Deep Dive: How the Court Reached Its Decision
Court's Analysis of Personal Liability
The court analyzed whether Michael Pellin could be held personally liable for the charges incurred by United Rail, particularly in light of the fact that the corporation had been reinstated. It noted that Illinois law governs personal liability for debts incurred by a corporation, and reinstatement does not automatically absolve corporate officers from liability for obligations incurred during dissolution if they continued to conduct business as if the corporation were active. The court pointed out that Pellin had allegedly acted on behalf of United Rail while it was dissolved, which could expose him to personal liability. IHB argued that Pellin was aware of the corporation's dissolution and nonetheless conducted business under its name, suggesting an intent to evade liability. The court highlighted that issues regarding Pellin's knowledge and intent, as well as his actions during the period of dissolution, were material facts that a jury needed to resolve. Consequently, the court concluded that it could not grant summary judgment in favor of Pellin regarding his personal liability.

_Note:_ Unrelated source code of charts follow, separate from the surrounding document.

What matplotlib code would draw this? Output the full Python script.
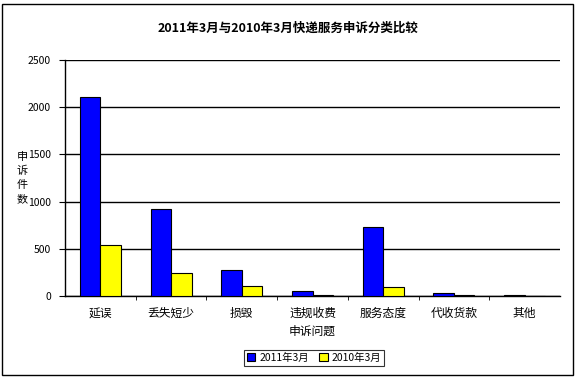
import numpy as np
import matplotlib.pyplot as plt
from matplotlib.patches import Rectangle

plt.rcParams['font.family'] = ['Noto Sans CJK SC', 'DejaVu Sans']
plt.rcParams['font.size'] = 7.5

# data
cats = ['延误', '丢失短少', '损毁', '违规收费', '服务态度', '代收货款', '其他']
v2011 = [2105, 920, 275, 53, 731, 32, 6]
v2010 = [545, 244, 106, 10, 95, 8, 4]
yticks = [0, 500, 1000, 1500, 2000, 2500]

fig = plt.figure(figsize=(5.76, 3.77), dpi=100)
ax = fig.add_axes([65/576, 1-296/377, 495/576, 236/377])

x = np.arange(len(cats))
w = 0.29
ax.bar(x - w/2, v2011, w, color='#0000FF', edgecolor='black', linewidth=0.8, label='2011年3月', zorder=3)
ax.bar(x + w/2, v2010, w, color='#FFFF00', edgecolor='black', linewidth=0.8, label='2010年3月', zorder=3)

ax.set_xlim(-0.5, len(cats) - 0.5)
ax.set_ylim(0, 2500)
ax.set_yticks(yticks)
ax.set_yticklabels([str(t) for t in yticks])
ax.yaxis.grid(True, color='black', linewidth=1)
ax.set_axisbelow(True)
for s in ['top', 'right']:
    ax.spines[s].set_visible(False)
ax.spines['left'].set_linewidth(1)
ax.spines['bottom'].set_linewidth(1)

ax.set_xticks(x)
ax.set_xticklabels(cats, fontsize=8.5)
ax.tick_params(axis='x', length=0, pad=8)
ax.set_xticks(np.arange(0.5, len(cats) - 0.5), minor=True)
ax.tick_params(axis='x', which='minor', length=3, direction='out')
ax.tick_params(axis='y', length=4, direction='out', pad=6)

ax.set_xlabel('申诉问题', labelpad=3, fontsize=8.5)
fig.text(22/576, 1-178/377, '申\n诉\n件\n数', ha='center', va='center', fontsize=8, linespacing=1.45)

fig.suptitle('2011年3月与2010年3月快递服务申诉分类比较', y=1-22/377, fontsize=9, fontweight='bold')

leg = fig.legend(loc='center', bbox_to_anchor=(314/576, 1-358/377), ncol=2, frameon=True,
                 fancybox=False, edgecolor='black', handlelength=0.8, handleheight=0.8,
                 handletextpad=0.4, columnspacing=1.0, borderpad=0.25)
leg.get_frame().set_linewidth(0.8)

fig.patches.append(Rectangle((2/576, 2/377), 571/576, 371/377, transform=fig.transFigure,
                             fill=False, edgecolor='black', linewidth=1))

fig.savefig('out.png', dpi=100)
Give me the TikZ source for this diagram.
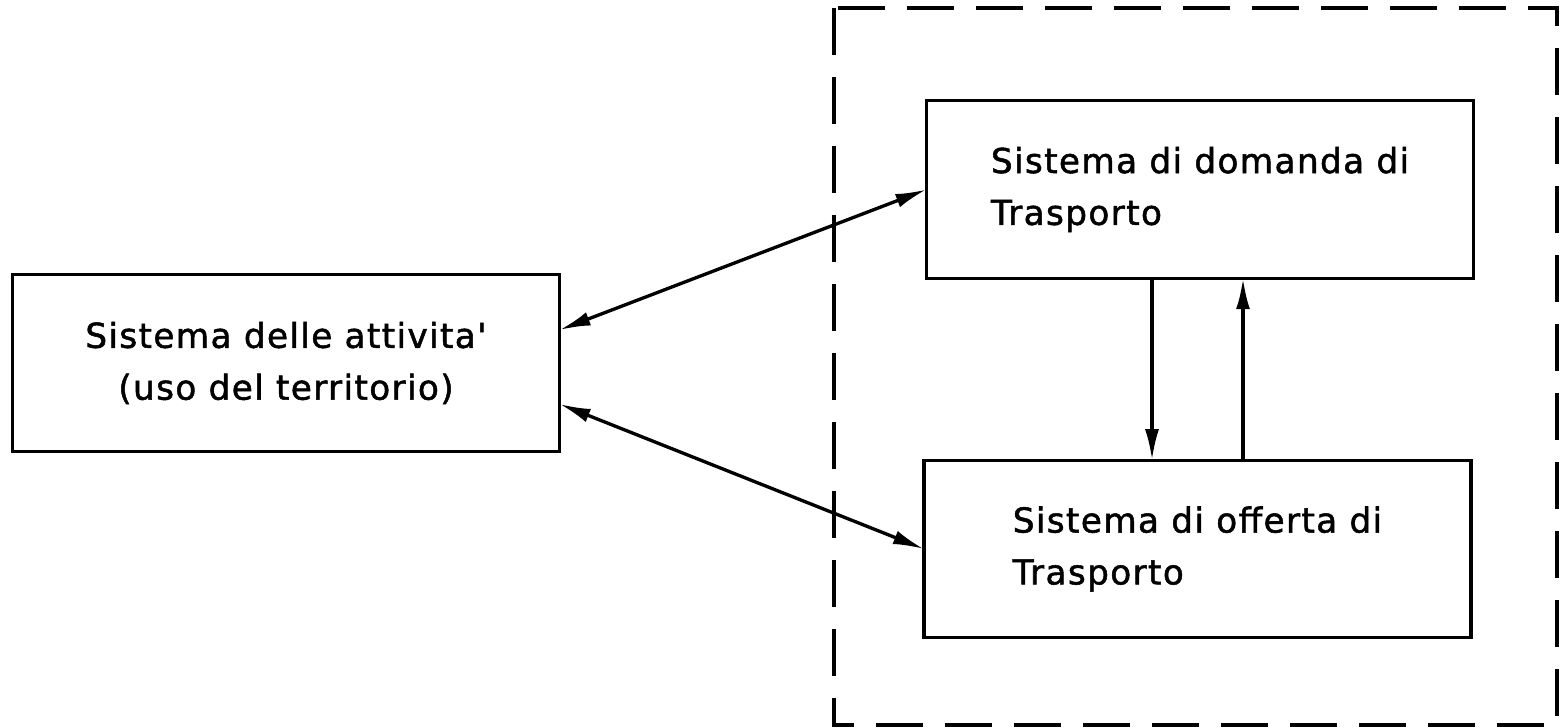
\documentclass[tikz,border=0pt]{standalone}
\usepackage{fontspec}
\newfontfamily\cadfont[LetterSpace=4, FakeBold=1.5]{DejaVu Sans}
\usetikzlibrary{arrows.meta, positioning, calc}

\begin{document}
\begin{tikzpicture}[
    every node/.style={font=\cadfont\fontsize{19.5}{29.5}\selectfont},
    sysbox/.style={draw, line width=1.9pt, minimum width=10.94cm,
        minimum height=3.55cm, inner sep=0pt, outer sep=0pt},
    flow/.style={line width=1.9pt,
        {Latex[length=0.62cm, width=0.28cm]}-{Latex[length=0.62cm, width=0.28cm]}},
    oneway/.style={line width=1.9pt, -{Latex[length=0.62cm, width=0.28cm]}},
    frame/.style={line width=1.9pt, dash pattern=on 0.94cm off 0.44cm},
]

\useasboundingbox (0,0) rectangle (31.2,-14.56);

% ---------------------------------------------------------------- transport side
\draw[frame] (16.68,-0.16) rectangle (31.14,-14.5);

% ---------------------------------------------------------------- boxes
\node[sysbox, align=center] (att) at (5.72,-7.26)
    {Sistema delle attivita'\\(uso del territorio)};
\node[sysbox, align=left] (dom) at (24.0,-3.79)
    {Sistema di domanda di\\Trasporto};
\node[sysbox, align=left] (off) at (23.95,-10.98)
    {Sistema di offerta di\\Trasporto};

% ---------------------------------------------------------------- links
\draw[flow] ([yshift=0.66cm]att.east) -- (dom.west);
\draw[flow] ([yshift=-0.82cm]att.east) -- (off.west);

\coordinate (down) at ([xshift=-0.96cm]dom.south);
\coordinate (up) at ([xshift=0.86cm]dom.south);
\draw[oneway] (down) -- (down |- off.north);
\draw[oneway] (up |- off.north) -- (up);

\end{tikzpicture}
\end{document}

Analysis of the Freight Charges
The court then examined the defendants' argument regarding the obligation to pay $26,800 in freight charges, which they claimed should be suspended due to the delivery of a check that had not been cashed. The court referenced Indiana's Uniform Commercial Code, which states that the obligation to pay is suspended when a check is tendered for that obligation unless the check is dishonored. However, the court noted that the check in question had become void after 90 days and was no longer a valid means of discharging the obligation. Furthermore, Pellin admitted that he had used most of the funds in the account linked to the check, indicating that the defendants could not fulfill the obligation even if the check were honored. The court also raised concerns about whether the check was accepted as payment for the freight charges, as there was ambiguity about its intended use, complicating the defendants' argument for suspension. Ultimately, the court found that the defendants had not established the necessary conditions for the suspension of the obligation and denied their motion for summary judgment on this issue as well.
Conclusion of the Court
The court concluded that there were significant factual disputes that required jury determination regarding both Pellin's personal liability and the freight charges. It denied the defendants' amended motion for partial summary judgment, allowing the case to proceed to trial. The court emphasized the importance of resolving these factual issues through the trial process rather than through summary judgment, reinforcing the principle that factual disputes must be adjudicated by a jury when material facts are contested. The decision underscored the legal principle that corporate officers cannot escape personal liability for debts incurred during periods of corporate dissolution if they continued to act on behalf of the corporation. Additionally, the ruling clarified the limitations on suspending contractual obligations based on checks that have become void and the necessity for clear agreements regarding payment.